The problems I encounter at my work is that just about every is slow. Those who aren’t appear to hoard product knowledge and are really shitty at communicating. I really want to say that is intentional behavior but I just think it’s actually a mix of shitty code, fear of writing, and aggressive posturing by people who want attention compared to everyone else. The key failure here is that the employer rewards hard work without quality checks.



I agree, I went away from OOP in JS/TS years ago and don't see any need to use `this` these days with the functional approach.

Requirements, unfortunately, often are not clear from the very start, and more than that change, and actually their change is the part of agile processes, so I cannot dictate business to change this approach.

For tests and investigating bugs - totally agree, I always try to adopt the technique of providing the stakeholders with steps to reproduce a bug, including the very smallest factors - user/login, resetting data to the initial state before reproducing, checking the OS, date, language and so on.

In regards of the bad env, I try to improve it step by step.
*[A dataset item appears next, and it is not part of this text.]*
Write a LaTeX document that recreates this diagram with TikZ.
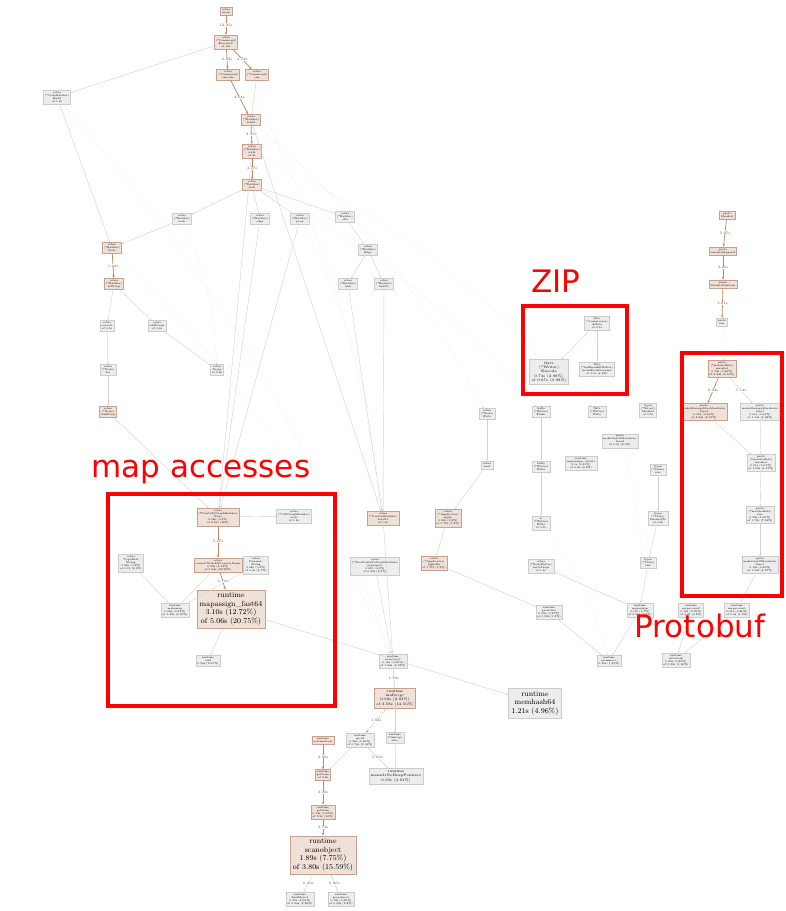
\documentclass[tikz,border=0pt]{standalone}
\usepackage{fontspec}
\newfontfamily\redfont{DejaVu Sans}
\usetikzlibrary{arrows.meta}
\definecolor{ofill}{HTML}{EFE1D8}
\definecolor{odraw}{HTML}{C9A08E}
\definecolor{oedge}{HTML}{C8865A}
\begin{document}
\begin{tikzpicture}[x=1pt,y=-1pt,
 o/.style={draw=odraw,fill=ofill,line width=0.4pt,align=center,inner sep=1.5pt,font=\fontsize{2.6}{3}\selectfont},
 g/.style={draw=black!20,fill=black!7,line width=0.4pt,align=center,inner sep=1.5pt,font=\fontsize{2.6}{3}\selectfont},
 big/.style={font=\fontsize{7.5}{8.5}\selectfont,inner sep=3pt},
 mid/.style={font=\fontsize{3.6}{4.3}\selectfont,inner sep=2pt},
 e/.style={draw=black!18,line width=0.4pt,-{Stealth[length=2pt]}},
 ed/.style={e,dotted},
 eo/.style={draw=oedge,line width=0.7pt,-{Stealth[length=3pt]}},
 lb/.style={font=\fontsize{3.5}{4}\selectfont,text=black!70,fill=white,inner sep=0.3pt},
 red/.style={draw=red,line width=4pt},
 rl/.style={text=red,font=\fontsize{31}{33}\redfont\selectfont}]
\useasboundingbox (0,0) rectangle (786,911);
\fill[white] (0,0) rectangle (786,911);
% top chain
\node[o] (t1) at (226,11) {cobra\\main};
\node[o] (t2) at (226,42) {cobra\\(*Command)\\ExecuteC\\of 16s};
\node[o] (t3) at (228,75) {cobra\\(*Command)\\execute};
\node[o] (t4) at (257,75) {cobra\\(*Command)\\run};
\node[g] (l1) at (57,97) {cobra\\(*CodeBuilder)\\Build\\of 1.2s};
\node[o] (t5) at (251,120) {cobra\\(*Builder)\\build};
\node[o] (t6) at (252,151) {cobra\\(*Builder)\\walk\\of 9s};
\node[o] (t7) at (252,185) {cobra\\(*Builder)\\visit};
\node[g] (r1) at (182,219) {cobra\\(*Builder)\\node};
\node[g] (r2) at (260,219) {cobra\\(*Builder)\\edge};
\node[g] (r3) at (300,219) {cobra\\(*Builder)\\prop};
\node[g] (r4) at (345,217) {cobra\\(*Builder)\\attr};
\node[o] (a1) at (112,248) {cobra\\(*Builder)\\Node};
\node[g] (a2) at (368,250) {cobra\\(*Builder)\\Edge};
\node[o] (a3) at (114,284) {cobra\\(*Builder)\\setProp};
\node[g] (a4) at (348,284) {cobra\\(*Builder)\\link};
\node[g] (a5) at (384,284) {cobra\\(*Builder)\\linkTo};
\node[g] (b1) at (157,326) {cobra\\addProps\\of 0.6s};
\node[g] (b2) at (107,326) {cobra\\convert\\of 0.3s};
\node[g] (b3) at (108,370) {cobra\\(*Node)\\Set};
\node[g] (b4) at (217,370) {cobra\\Props\\of 0.2s};
\node[o] (b5) at (108,412) {cobra\\(*Node)\\AddProp};
\node[o] (c1) at (727,215) {proto\\Marshal};
\node[o] (c2) at (723,251) {proto\\marshalAppend};
\node[o] (c3) at (723,284) {proto\\MarshalOptions};
\node[g] (c4) at (722,322) {proto\\size};
% ZIP box
\node[g] (z1) at (597,323) {flate\\(*compressor)\\deflate\\of 2.1s};
\node[g,mid] (z2) at (549,372) {flate\\(*Writer)\\Encode\\0.73s (2.99\%)\\of 0.97s (3.98\%)};
\node[g] (z3) at (597,369) {flate\\(*huffmanBitWriter)\\writeBlockDynamic\\of 1.1s (4.6\%)};
% protobuf box
\node[o] (p1) at (722,369) {proto\\(*marshalInfo)\\marshal\\0.12s (0.49\%)\\of 2.24s (9.19\%)};
\node[o] (p2) at (704,412) {proto\\makeMessageSliceMarshaler\\func3\\0.02s (0.08\%)\\of 2.24s (9.19\%)};
\node[g] (p3) at (760,412) {proto\\makeMessageMarshaler\\func1\\0.01s (0.04\%)\\of 1.14s (4.68\%)};
\node[g] (p4) at (761,463) {proto\\(*marshalInfo)\\marshal\\0.01s (0.04\%)\\of 1.09s (4.47\%)};
\node[g] (p5) at (760,515) {proto\\(*marshalInfo)\\size\\0.33s (1.35\%)\\of 1.79s (7.34\%)};
\node[g] (p6) at (760,565) {proto\\makeOneOfMarshaler\\func1\\0.12s (0.49\%)\\of 1.09s (4.47\%)};
% middle
\node[g] (m1) at (487,414) {cobra\\(*Node)\\Write};
\node[g] (m2) at (487,465) {cobra\\emit};
\node[g] (m3) at (541,412) {bufio\\(*Writer)\\Flush};
\node[g] (m4) at (541,467) {bufio\\(*Writer)\\Write};
\node[g] (m5) at (541,523) {io\\(*Writer)\\Write\\of 0.7s};
\node[g] (m6) at (597,412) {flate\\(*Writer)\\Write};
\node[g] (m7) at (620,441) {proto\\makeOneOfMarshaler\\func2\\of 0.7s (2.9\%)};
\node[g] (m8) at (648,410) {types\\(*Struct)\\Marshal\\of 0.7s};
\node[g] (m9) at (658,470) {types\\(*Value)\\size};
\node[g] (m10) at (658,518) {types\\(*Value)\\MarshalTo\\of 0.2s};
\node[g] (m11) at (648,563) {types\\(*Value)\\size};
\node[g] (m12) at (581,463) {runtime\\mapassign\_faststr\\0.1s (0.41\%)\\of 0.2s (0.8\%)};
\node[g] (m13) at (541,566) {cobra\\(*NodeWriter)\\writeProps\\of 1.1s};
\node[o] (ap) at (448,518) {cobra\\(*Applicator)\\apply\\0.22s (0.9\%)\\of 1.77s (7.3\%)};
\node[o] (ap2) at (434,563) {cobra\\(*Applicator)\\applyFn\\of 1.77s (7.3\%)};
% map accesses region
\node[o] (n1) at (218,517) {cobra\\(*PointsToGraphBuilder)\\Node\\0.08s (0.3\%)\\of 6.35s (26\%)};
\node[g] (n2) at (294,516) {cobra\\(*CallGraphBuilder)\\node\\of 1.2s};
\node[o] (cv) at (218,565) {cobra\\convertNodeIdPropertyName\\0.52s (2.13\%)\\of 5.58s (22.89\%)};
\node[g] (n3) at (256,565) {cobra\\Dynamic\\String\\0.08s (0.3\%)\\of 0.9s (3.7\%)};
\node[g] (n4) at (131,563) {cobra\\TypeRefs\\String\\0.08s (0.3\%)\\of 0.7s (2.9\%)};
\node[o,big] (mf) at (231,609) {runtime\\mapassign\_fast64\\3.10s (12.72\%)\\of 5.06s (20.75\%)};
\node[g] (n5) at (175,610) {runtime\\makemap\\0.08s (0.33\%)\\of 1.33s (5.45\%)};
\node[g] (n6) at (208,661) {runtime\\add\\0.50s (2.05\%)};
\node[o] (n7) at (383,518) {cobra\\(*ContextBuilder)\\setattr\\of 1.4s};
\node[g] (n8) at (375,566) {cobra\\(*TreePointsToGraphBuilder)\\propagate\\0.07s (0.3\%)\\of 0.95s (3.9\%)};
\node[g] (mo) at (393,661) {runtime\\newobject\\0.16s (0.66\%)\\of 1.52s (6.23\%)};
\node[o,mid] (mg) at (395,698) {runtime\\mallocgc\\0.69s (2.83\%)\\of 3.58s (14.56\%)};
\node[g,big] (mh) at (535,703) {runtime\\memhash64\\1.21s (4.96\%)};
\node[g] (q1) at (549,612) {runtime\\growslice\\0.09s (0.37\%)\\of 0.32s (1.3\%)};
\node[g] (q2) at (640,610) {runtime\\mapassign\\0.17s (0.7\%)\\of 0.55s (2.3\%)};
\node[g] (q3) at (691,610) {runtime\\mapaccess2\\0.19s (0.78\%)\\of 0.2s (0.8\%)};
\node[g] (q4) at (737,610) {runtime\\mapaccess1\\0.21s (0.86\%)\\of 0.4s (1.6\%)};
\node[g] (q5) at (609,661) {runtime\\memmove\\0.30s (1.23\%)};
\node[g] (q6) at (676,660) {runtime\\interhash\\0.20s (0.82\%)\\of 0.39s (1.60\%)};
% lower
\node[o] (w1) at (323,740) {runtime\\systemstack};
\node[g] (w2) at (360,740) {runtime\\mcall\\0.36s (1.48\%)\\of 0.74s (3.04\%)};
\node[g] (w3) at (395,738) {runtime\\(*mheap)\\alloc};
\node[o] (w4) at (323,775) {runtime\\gcDrain\\of 3.9s};
\node[g,mid] (w5) at (396,776) {runtime\\memclrNoHeapPointers\\0.93s (3.81\%)};
\node[o] (w6) at (323,812) {runtime\\gcDrain\\0.13s (0.53\%)\\of 3.9s (16\%)};
\node[o,big] (so) at (323,855) {runtime\\scanobject\\1.89s (7.75\%)\\of 3.80s (15.59\%)};
\node[g] (w7) at (300,899) {runtime\\findObject\\0.75s (3.08\%)\\of 0.94s (3.86\%)};
\node[g] (w8) at (341,899) {runtime\\greyobject\\0.12s (0.49\%)\\of 0.93s (3.8\%)};
% edges
\foreach \a/\b in {t2/l1,t3/t5,t4/t5,l1/a1,t7/r1,t7/r2,t7/r3,t7/r4,r1/a1,r4/a2,a1/a3,a2/a4,a2/a5,a3/b1,a3/b2,b2/b3,b3/b5,b5/n1,b1/b4,z1/z2,z1/z3,m1/m2,m2/ap,ap/ap2,m3/m4,m4/m5,m9/m10,m10/m11,n1/n2,n3/n5,n4/n5,cv/n5,mf/n6,n8/mo,mo/mg,q1/q5,q2/q5,q3/q6,q4/q6,p6/q4,mg/w3,w3/w5,w2/w4,mf/mh,n7/mo,r2/n1,r3/n1,t6/n1,a4/n7,a5/n7,t5/n7,p2/p4,p3/p4,p4/p5,p5/p6,ap2/q1,m13/q2,m11/q2,w8/so}
  \draw[e] (\a) -- (\b);
\foreach \a/\b in {t5/m1,t7/m3,t6/m6,m6/z1,l1/mo,a1/mo,t2/n7,c4/p1,m5/q5,m7/q2,r1/b4,r3/n7}
  \draw[ed] (\a) to[bend left=10] (\b);
\foreach \a/\b/\l in {t1/t2/12.95s,t2/t3/6.23s,t2/t4/3.74s,t3/t5/4.04s,t5/t6/3.59s,t6/t7/3.37s,n1/cv/5.47s,cv/mf/3.79s,c1/c2/5.27s,c2/c3/3.26s,c3/c4/3.01s,p1/p2/2.24s,w1/w4/3.99s,w4/w6/3.99s,w6/so/3.74s,a1/a3/1.24s}
  \draw[eo] (\a) -- node[lb]{\l} (\b);
\draw[eo,dotted] (mg) -- node[lb]{1.02s} (w2);
\draw[e] (so) -- node[lb]{0.90s} (w7);
\draw[e] (so) -- node[lb]{0.86s} (w8);
\draw[e] (p1) -- node[lb]{1.14s} (p3);
\draw[e] (mo) -- node[lb]{1.36s} (mg);
\draw[e] (w2) -- node[lb]{0.60s} (w5);
% red boxes
\draw[red] (523,306) rectangle (627,394);
\draw[red] (108,494) rectangle (335,706);
\draw[red] (682,353) rectangle (782,596);
\node[rl] at (556,281) {ZIP};
\node[rl] at (201,472) {map accesses};
\node[rl] at (700,626) {Protobuf};
\end{tikzpicture}
\end{document}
Even a small step is good, because it's always better to go through 15 steps rather than 16 to start app, to perform some user operation etc.

Thanks for your notes!


Requirements will change. This is a fact of life and must be solved with a combination of soft skills and business acumen. It must be known to the project/product leaders a change in requirements may impose rework and as such will invalidate any prior estimate. Furthermore it will require a new test plan. In a mature environment these things are clear before the changes arrive to you. In an immature environment these are risks and consequences that must be communicated back.

Sometimes poor development environments are a reflection of culture. If that is the case only a leadership solution will set things on a more productive direction. In cases where leadership is present and engaged a poor development environment is the result of missing technical guidance, which is likely due to a disconnect between a plan and actual implementation reinforced by developer driven decisions. Developers should never drive the direction of a product unless they are stakeholders with liability.

Just to be clear I am not a software leader. I am just an individual contributor, so take this with a grain of salt. I am a military officer though, in a secondary line of work, with director level responsibility and a large staff.


How did you uncover or discover these tips?


A combination of writing personal code and watching failure occur in real time over a long career.